The USPTO also polices the application process itself. The agency has terminated over 52,000 applications and registrations tied to fraudulent activity, including fake specimens and forged attorney signatures.19United States Patent and Trademark Office. USPTO Has Terminated More Than 52,000 Fraudulently Filed Trademark Applications and Registrations Submitting fabricated evidence of use doesn’t just get your application denied — it can permanently bar you from registering.

Tax Treatment of Trademark Costs

The IRS treats trademarks as Section 197 intangible assets. The initial costs of securing your trademark — filing fees, attorney fees, and search costs — are capital expenditures that you cannot deduct in the year you pay them. Instead, you amortize those costs evenly over 15 years, starting the month you acquire the mark.20Office of the Law Revision Counsel. 26 U.S. Code 197 – Amortization of Goodwill and Certain Other Intangibles Annual amortization is reported on Form 4562. Routine renewal fees paid to keep the registration active are generally deductible as ordinary business expenses in the year you pay them.
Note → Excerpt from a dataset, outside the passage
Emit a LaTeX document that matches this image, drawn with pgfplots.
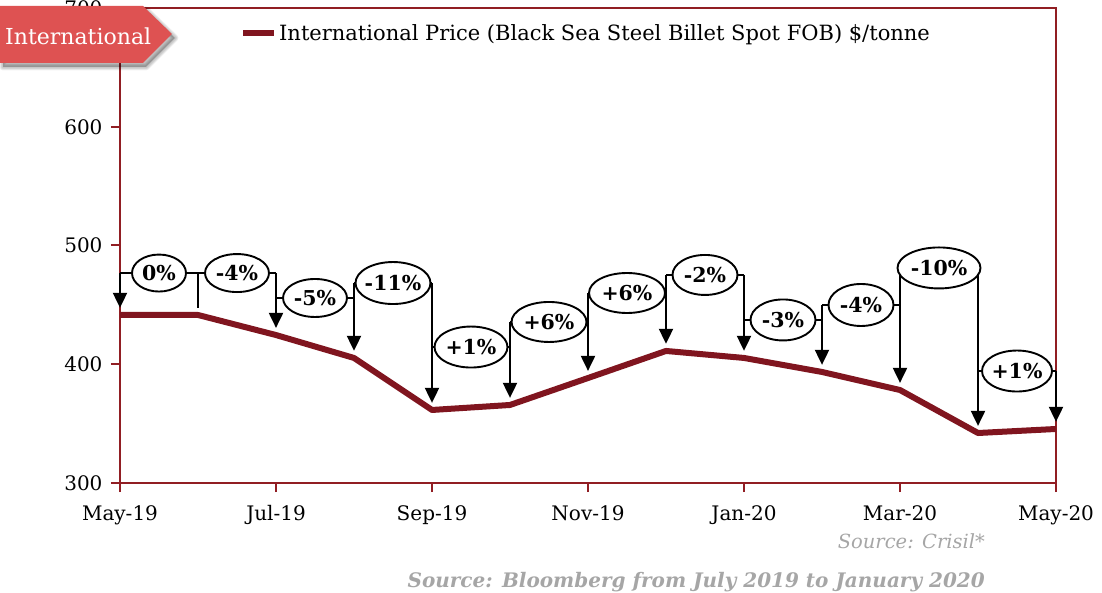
\documentclass[border=0pt]{standalone}
\usepackage{fontspec}
\setmainfont{DejaVu Serif}
\usepackage{pgfplots}
\pgfplotsset{compat=1.18}
\usepackage{pgfplotstable}
\usetikzlibrary{arrows.meta,shapes.geometric}

\definecolor{lineRed}{RGB}{128,21,31}
\definecolor{axisRed}{RGB}{145,30,35}
\definecolor{bannerRed}{RGB}{222,82,82}
\definecolor{srcGray}{RGB}{166,166,166}

% monthly price, May-19 (0) to May-20 (12)
\pgfplotstableread{
x val
0 441.5
1 441.5
2 424.6
3 405.3
4 361.5
5 365.7
6 388.4
7 411.2
8 405.3
9 393.5
10 378.3
11 342.1
12 345.5
}\pricedata

% label: x, y, width, height, text
\newcommand{\lab}[5]{\node[pct, minimum width=#3pt, minimum height=#4pt] at (axis cs:#1,#2) {#5};}
% horizontal connector at level y from x1 to x2
\newcommand{\hcon}[3]{\draw[conn] (axis cs:#1,#3) -- (axis cs:#2,#3);}
% vertical arrow at x from top to tip
\newcommand{\varr}[3]{\draw[arr] (axis cs:#1,#2) -- (axis cs:#1,#3);}
% banner outline
\newcommand{\bannerpath}{(0,529) -- (143,529) -- (172,558) -- (143,586) -- (0,586) -- cycle}

\begin{document}
\begin{tikzpicture}[x=1pt,y=1pt,
  conn/.style={black, line width=2pt},
  arr/.style={black, line width=2pt, -{Triangle[width=14pt,length=15pt]}},
  pct/.style={ellipse, draw=black, line width=1.9pt, fill=white,
    font=\fontsize{20.5}{22}\selectfont\bfseries, inner xsep=-6pt, inner ysep=-4pt}]
\useasboundingbox (0,0) rectangle (1102,592);
\begin{axis}[
  at={(120pt,109pt)}, anchor=south west,
  scale only axis, width=936pt, height=475pt,
  xmin=0, xmax=12, ymin=300, ymax=700,
  clip=false,
  axis line style={draw=axisRed, line width=2pt},
  tick style={draw=axisRed, line width=2pt},
  tick align=outside, major tick length=9pt,
  xtick pos=lower, ytick pos=left,
  xtick={0,2,...,12},
  xticklabels={May-19,Jul-19,Sep-19,Nov-19,Jan-20,Mar-20,May-20},
  ytick={300,400,500,600,700},
  yticklabels={300,400,500,600,700},
  ticklabel style={font=\fontsize{20}{22}\selectfont, text=black},
  xticklabel style={yshift=-10pt},
  yticklabel style={xshift=-5pt},
  legend style={draw=none, fill=none, at={(0.125,0.947)}, anchor=west,
    font=\fontsize{21}{24}\selectfont, legend cell align=left},
  legend image code/.code={\draw[lineRed, line width=5.5pt] (0pt,0pt) -- (18pt,0pt);
    \path (0pt,0pt) -- (31pt,0pt);},
]
\addplot[lineRed, line width=6pt, line join=round] table[x=x,y=val] {\pricedata};
\addlegendentry{International Price (Black Sea Steel Billet Spot FOB) \$/tonne}

% connectors
\hcon{0}{1}{476.8}
\hcon{1}{2}{476.8}
\hcon{2}{3}{455.8}
\hcon{3}{4}{468.4}
\hcon{4}{5}{414.5}
\hcon{5}{6}{435.6}
\hcon{6}{7}{460.0}
\hcon{7}{8}{475.2}
\hcon{8}{9}{437.3}
\hcon{9}{10}{449.9}
\hcon{10}{11}{481.1}
\hcon{11}{12}{394.3}
\varr{0}{476.8}{447.5}
\draw[conn] (axis cs:1,476.8) -- (axis cs:1,447.4);
\varr{2}{476.8}{430.6}
\varr{3}{468.4}{411.3}
\varr{4}{468.4}{367.5}
\varr{5}{435.6}{371.7}
\varr{6}{460.0}{394.4}
\varr{7}{475.2}{417.2}
\varr{8}{475.2}{411.3}
\varr{9}{449.9}{399.5}
\varr{10}{481.1}{384.3}
\varr{11}{481.1}{348.1}
\varr{12}{394.3}{351.5}

% percentage labels
\lab{0.5}{476.8}{54}{37}{0\%}
\lab{1.5}{476.8}{64}{38}{-4\%}
\lab{2.5}{455.8}{64}{38}{-5\%}
\lab{3.5}{468.4}{75}{42}{-11\%}
\lab{4.5}{414.5}{73}{41}{+1\%}
\lab{5.5}{435.6}{75}{40}{+6\%}
\lab{6.5}{460.0}{76}{40}{+6\%}
\lab{7.5}{475.2}{65}{40}{-2\%}
\lab{8.5}{437.3}{65}{41}{-3\%}
\lab{9.5}{449.9}{65}{42}{-4\%}
\lab{10.5}{481.1}{83}{41}{-10\%}
\lab{11.5}{394.3}{70}{41}{+1\%}
\end{axis}

% banner with soft shadow
\foreach \s in {7,5.5,4,2.5}{
  \fill[black, opacity=0.07, xshift=3pt, yshift=-4pt, line join=round]
    \bannerpath;
  \draw[black, opacity=0.06, line width=\s pt, xshift=3pt, yshift=-4pt, line join=round]
    \bannerpath;
}
\fill[bannerRed] \bannerpath;
\node[text=white, anchor=base west, inner sep=0pt, font=\fontsize{22}{26}\selectfont] at (5,547) {International};

% sources
\node[anchor=east, inner sep=0pt, text=srcGray, font=\fontsize{19.5}{22}\selectfont\itshape] at (985,51) {Source: Crisil*};
\node[anchor=east, inner sep=0pt, text=srcGray, font=\fontsize{20}{22}\selectfont\bfseries\itshape] at (985,10) {Source: Bloomberg from July 2019 to January 2020};
\end{tikzpicture}
\end{document}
Extending Protection Internationally

A U.S. trademark registration only protects your name within the United States. If you do business abroad or plan to, the Madrid Protocol offers a streamlined path to international coverage. Through a single application filed via the USPTO, you can seek trademark protection in over 120 countries. The World Intellectual Property Organization (WIPO) processes the international registration, and each designated country then examines the application under its own laws.21United States Patent and Trademark Office. Madrid Protocol for International Trademark Registration You can also apply directly to individual countries, which sometimes makes more sense if you only need coverage in one or two markets.